After the peace treaty was signed in 1783, Congress faced the delicate task of demobilizing the army without provoking a military coup or anarchy. The so-called Newburgh Conspiracy of 1783, in which disgruntled officers considered a march on Congress to demand back pay, tested the principle of civilian supremacy. Washington’s personal intervention and his famous address at Newburgh, in which he donned spectacles to read a letter and appealed to the officers’ honor, defused the crisis. Congress subsequently voted to grant five years’ full pay in commutation of the half-pay pensions it had earlier promised, and the army dissolved peacefully—a remarkable outcome in an age when revolutionary soldiers often turned on their civilian masters.

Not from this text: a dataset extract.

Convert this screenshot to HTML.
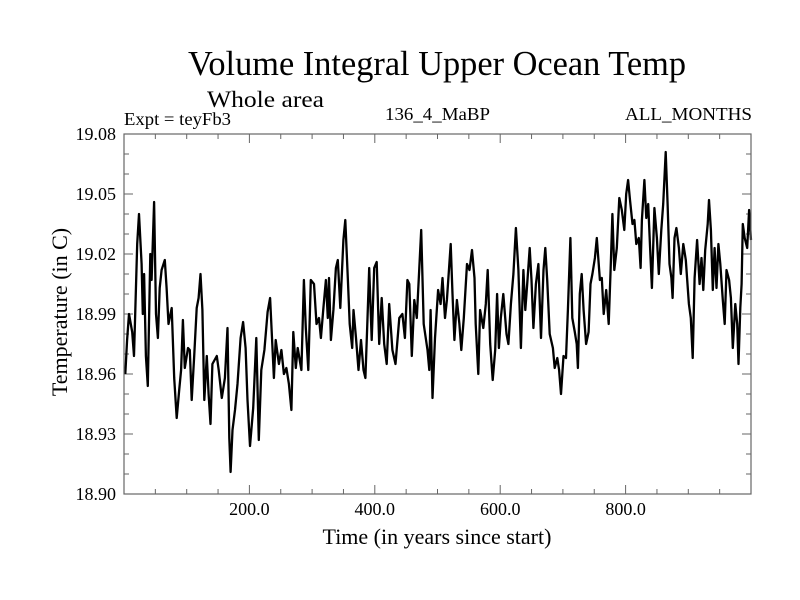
<!DOCTYPE html>
<html><head><meta charset="utf-8"><style>
html,body{margin:0;padding:0;background:#fff;}
svg{display:block;font-family:"Liberation Serif",serif;}
</style></head><body>
<svg id="chart" width="800" height="600" viewBox="0 0 800 600" xmlns="http://www.w3.org/2000/svg">
<rect x="0" y="0" width="800" height="600" fill="#fff"/>
<text x="188" y="75" font-size="35" textLength="498" lengthAdjust="spacingAndGlyphs">Volume Integral Upper Ocean Temp</text>
<text x="207" y="107" font-size="23" textLength="117" lengthAdjust="spacingAndGlyphs">Whole area</text>
<text x="124" y="125" font-size="18" textLength="107" lengthAdjust="spacingAndGlyphs">Expt = teyFb3</text>
<text x="385" y="120" font-size="18" textLength="105" lengthAdjust="spacingAndGlyphs">136_4_MaBP</text>
<text x="625" y="120" font-size="18" textLength="127" lengthAdjust="spacingAndGlyphs">ALL_MONTHS</text>
<text x="437" y="544" font-size="22" text-anchor="middle">Time (in years since start)</text>
<text x="0" y="0" font-size="22" text-anchor="middle" transform="translate(67,312) rotate(-90)">Temperature (in C)</text>
<g id="ticks"></g>
<g id="labels"></g>
<path id="series" fill="none" stroke="#000" stroke-width="2.3" stroke-linejoin="round"/>
<rect x="124" y="134" width="627" height="360" fill="none" stroke="#666" stroke-width="1.2"/>
</svg>
<script>
const years = [2,5,8,13,16,21,24,28,30,32,35,38,42,44,48,51,54,57,60,65,68,71,76,80,84,88,91,94,97,102,105,108,112,116,119,122,125,128,132,135,138,141,148,151,156,161,165,168,170,173,177,181,186,190,194,197,201,206,211,215,219,224,229,233,236,239,242,247,251,255,259,263,267,270,274,277,283,287,290,294,298,303,307,311,314,318,322,325,327,330,334,338,341,345,350,353,357,360,364,366,370,374,378,382,385,388,391,395,399,403,407,411,415,419,423,428,433,439,444,448,452,455,459,463,467,471,474,478,484,487,489,492,496,501,505,508,512,515,521,524,527,531,535,538,542,547,551,555,559,561,565,568,573,577,580,584,588,592,595,598,601,605,610,613,617,621,625,629,633,637,640,643,647,650,653,657,661,665,669,672,675,679,684,687,691,694,697,701,705,708,712,715,719,722,724,727,730,733,737,741,744,747,751,754,759,762,765,769,773,776,779,782,786,790,794,798,801,804,807,811,814,817,821,824,826,830,833,836,839,842,846,850,853,857,860,864,867,870,873,875,878,881,885,888,892,896,901,904,907,910,914,918,921,924,927,931,933,936,939,942,945,948,951,955,958,961,965,968,971,975,978,980,983,985,987,990,994,997,1000];
const temps = [18.960,18.977,18.990,18.981,18.969,19.025,19.040,19.015,18.990,19.010,18.969,18.954,19.020,19.007,19.046,18.990,18.978,19.003,19.012,19.017,19.003,18.985,18.993,18.958,18.938,18.952,18.962,18.987,18.963,18.973,18.972,18.947,18.969,18.993,18.998,19.010,18.992,18.947,18.969,18.950,18.935,18.965,18.969,18.962,18.948,18.958,18.983,18.928,18.911,18.932,18.942,18.955,18.978,18.986,18.973,18.947,18.924,18.943,18.978,18.927,18.962,18.972,18.991,18.998,18.978,18.958,18.977,18.965,18.972,18.960,18.963,18.955,18.942,18.981,18.963,18.973,18.962,19.007,18.983,18.962,19.007,19.005,18.985,18.988,18.978,18.993,19.007,18.988,19.008,18.977,18.992,19.013,19.017,18.993,19.027,19.037,19.008,18.985,18.973,18.992,18.978,18.962,18.977,18.962,18.958,18.985,19.013,18.977,19.013,19.016,18.975,18.998,18.975,18.965,18.995,18.972,18.965,18.988,18.990,18.978,19.007,19.005,18.969,18.997,18.988,19.013,19.032,18.985,18.972,18.962,18.992,18.948,18.978,19.002,18.995,19.008,18.988,18.997,19.025,19.000,18.977,18.997,18.985,18.972,18.988,19.015,19.012,19.022,19.008,18.985,18.960,18.992,18.983,18.995,19.012,18.975,18.957,18.972,19.000,18.973,18.988,19.000,18.980,18.975,18.995,19.010,19.033,19.012,18.973,19.012,18.992,19.005,19.023,19.007,18.983,19.005,19.015,18.978,19.012,19.023,19.007,18.980,18.973,18.963,18.968,18.962,18.950,18.969,18.968,18.992,19.028,18.988,18.981,18.975,18.963,19.000,19.010,18.992,18.975,18.981,19.005,19.010,19.018,19.028,19.007,19.008,18.990,19.002,18.985,19.012,19.040,19.012,19.023,19.048,19.042,19.032,19.050,19.057,19.047,19.035,19.037,19.025,19.028,19.013,19.037,19.057,19.038,19.045,19.023,19.003,19.043,19.028,19.010,19.032,19.045,19.071,19.045,19.015,19.008,18.998,19.028,19.033,19.023,19.010,19.025,19.017,18.995,18.988,18.968,19.008,19.027,19.005,19.018,19.002,19.022,19.035,19.047,19.032,19.002,19.023,19.003,19.025,19.015,18.997,18.985,19.012,19.007,18.998,18.973,18.995,18.985,18.965,18.993,19.005,19.035,19.028,19.023,19.042,19.027];
const xTicks = [200,400,600,800];
const xTickLabels = ["200.0","400.0","600.0","800.0"];
const yTicks = [18.90,18.93,18.96,18.99,19.02,19.05,19.08];
const yTickLabels = ["18.90","18.93","18.96","18.99","19.02","19.05","19.08"];

const X0=124, X1=751, Y0=494, Y1=134;
const xMin=0, xMax=1000, yMin=18.90, yMax=19.08;
function xs(v){return X0+(v-xMin)/(xMax-xMin)*(X1-X0);}
function ys(v){return Y0-(v-yMin)/(yMax-yMin)*(Y0-Y1);}
const NS="http://www.w3.org/2000/svg";
const tg=document.getElementById('ticks');
const lg=document.getElementById('labels');
function line(x1,y1,x2,y2,name){
  const l=document.createElementNS(NS,'line');
  l.setAttribute('x1',x1);l.setAttribute('y1',y1);l.setAttribute('x2',x2);l.setAttribute('y2',y2);
  l.setAttribute('stroke','#666');l.setAttribute('stroke-width','1');
  
  
  tg.appendChild(l);
}
for(let v=50; v<1000; v+=50){
  const x=xs(v); const len=(v%200===0)?9:5;
  line(x,Y0,x,Y0-len,'x-tick');
  line(x,Y1,x,Y1+len,'x-tick-top');
}
for(let i=1;i<18;i++){
  const v=yMin+i*0.01; const y=ys(v); const len=(i%3===0)?9:5;
  line(X0,y,X0+len,y,'y-tick');
  line(X1,y,X1-len,y,'y-tick-right');
}
xTicks.forEach((v,i)=>{
  const t=document.createElementNS(NS,'text');
  t.setAttribute('x',xs(v));t.setAttribute('y',515);t.setAttribute('font-size','18');
  t.setAttribute('text-anchor','middle');
  t.textContent=xTickLabels[i];
  
  
  lg.appendChild(t);
});
yTicks.forEach((v,i)=>{
  const t=document.createElementNS(NS,'text');
  t.setAttribute('x',116);t.setAttribute('y',ys(v)+6);t.setAttribute('font-size','18');
  t.setAttribute('text-anchor','end');
  t.textContent=yTickLabels[i];
  
  
  lg.appendChild(t);
});
let d='';
years.forEach((yr,i)=>{d+=(i?'L':'M')+xs(yr).toFixed(1)+','+ys(temps[i]).toFixed(1);});
document.getElementById('series').setAttribute('d',d);
</script>
</body></html>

The legacy of the Continental Congress in establishing the army extended far beyond the war itself. The shortcomings of the Articles of Confederation, vividly revealed by the difficulties of maintaining an army without taxation power, spurred the call for a new constitution. The Constitution of 1787 explicitly vested Congress with the power “to raise and support Armies” and designated the President as commander-in-chief, institutionalizing the civilian control that the Continental Congress had improvised. The War Department, created in 1789, carried forward the administrative functions of the Board of War. The United States Military Academy, founded in 1802, reflected the recognition that a national army required professionally educated officers, an idea that first gained traction during the Revolution as Congress debated the role of French engineers and artillerymen.
Modern readers can trace a direct line from the committee rooms of 1775 to the Pentagon. The idea that military force must be answerable to elected representatives—not to a king or a regional governor—was a radical experiment in 1775. That it succeeded owed as much to the forbearance of George Washington as to the legislative persistence of delegates who continued to fund, feed, and regulate an army even when the military outlook was bleak. The Second Continental Congress sat for over seven years, its membership constantly rotating, yet it never surrendered its oversight of the armed forces. That body’s determination to keep the sword of liberty in civilian hands remains a foundational lesson for any republic.
Today, June 14 is celebrated as the Army’s birthday, a reminder that the institution was born in a legislative chamber rather than on a battlefield. The simple resolution authorizing ten companies of riflemen has expanded into one of the world’s largest and most complex military organizations, but the fundamental principle remains: the American soldier serves a nation governed by laws, not by generals. For anyone interested in the origins of that principle, the journals of the Continental Congress provide a detailed record of debates and decisions that turned thirteen separate colonies into a united military force. The story of how a revolutionary assembly built an army from scratch is not merely a chapter of the past; it is the bedrock on which the United States Army still stands.